The figures show that as the economy improves, people are spending more money. Unfortunately they’re spending more on imported goods than the rest of the world is spending on U.S. goods.
Much of that imbalance is attributable to the high cost of imported oil, which points to the need for a multi-pronged, long-range energy policy. As recently as a few weeks ago, part of that policy was almost certainly going to be an increase in offshore drilling. Now, not so much.
But a big part of the deficit is also attributable to our continuing penchant for purchasing more foreign-made goods — from automobiles to electronics to widgets — from the rest of the world than they buy from us.
China wins
And the largest beneficiary of our largesse remains China, which in March bought $7.4 billion worth of goods from the United States, while the United States bought $24.3 billion from China.
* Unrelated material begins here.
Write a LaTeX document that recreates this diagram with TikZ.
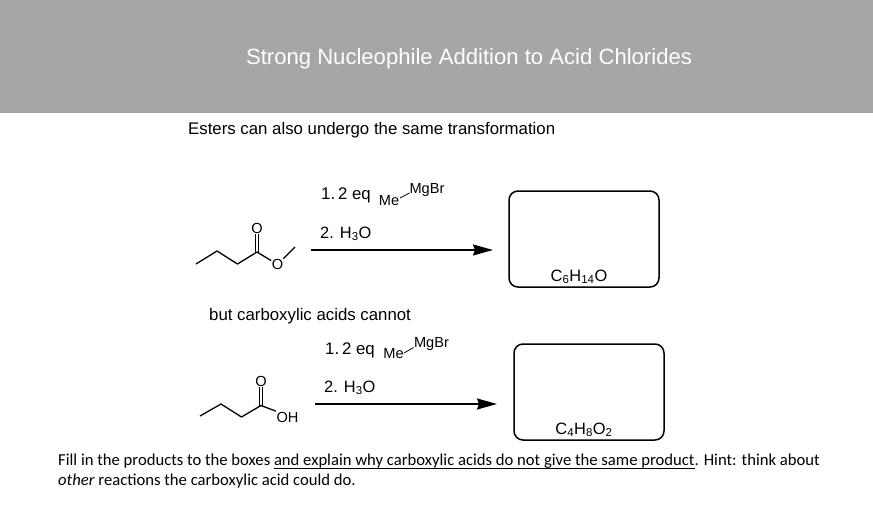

That’s a rate of more than 3-to-1. As bad as that sounds, it is not as bad as 2007, when the ratio was nearly 5-to-1.
Meanwhile, China, showed a rare trade deficit of $7.24 billion in March (obviously China’s buying a lot of stuff from other nations, just not the United States). But preliminary figures for April show that China jumped back on top with a trade surplus of $1.7 billion with the rest of the world.
Last week, an editorial on this page discussed the absolute need for the Obama administration and Congress to work on reining in the federal budget deficit, which soared to $82.7 billion in April.
Equally important is the need for a trade policy that puts the United States and its trade partners on more equal footing.
It’s an important part of the equation because a trade imbalance drags down U.S. growth. At the same time, U.S. budget deficits are being sustained in a significant way by our trading partners, who use the outflow of dollars to buy U.S. debt.
It is a codependency that is dangerous for all concerned, especially at a time such as this, when the nascent world economic recovery is being threatened by the European Union’s efforts to bail out Greece.
Everyone has to demonstrate more discipline. In the United States, that applies equally to government, which must tighten spending, and individuals, who should be more careful shoppers and more conservative users of expensive, imported energy.